There is a rough progress to all of this, of course, and I suppose it’s all happening right on schedule. All value systems become limiting (and boring and even silly) when one is adequately steeped in them. And thank God! Remember, in addition to the positive values I mentioned above, traditionalism is also the home of militarism, conformity, male domination, religious strife and relative material poverty. So it’s appropriate that traditionalism gives way to modernist values such as individuality, secularism, achievement … and onward to post-modern values such as relativism, sensitivity, egalitarianism.
As Integralists we want to be conscious of this process of development, and work to make it as healthy as possible. One of the ways we do this is to appreciate the value of all previous worldviews (which are typically at odds with each other). As we do, we call forth a more spacious and flexible worldview, which includes the best parts of all that has come before. And we don’t just stop with the integration of postmodern, modern and traditional values, but also of pre-traditional (warrior, tribal and survival) values. Kids need to deeply belong to a group where their presence matters, they are useful, and they are powerful (see my previous post on last week’s Brooks column).

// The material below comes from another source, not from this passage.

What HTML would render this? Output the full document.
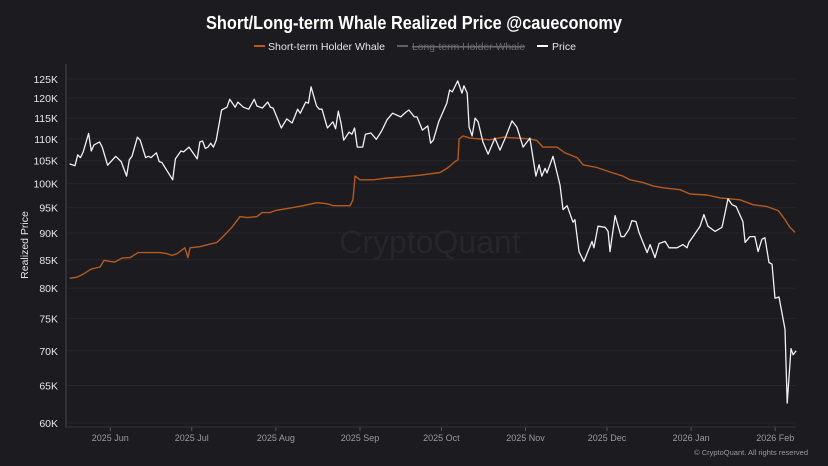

Just stop for a moment and imagine if we had an educational system that did challenge teenagers. Is there anything more heartening than a teenager who is engaged and excited? A lot of really smart, caring people are thinking and experimenting with just how to do this. For instance, in another column (Let’s Draft Our Kids) in the same issue of the Times, Thomas E. Ricks, no doe-eyed utopian, proposed a mandatory national service for all young Americans. It’s going to look something like this, folks. More in future posts …
(Note: Yesterday’s NYTimes published a few selected letters of response to Brooks’ column, which provide further perspective.)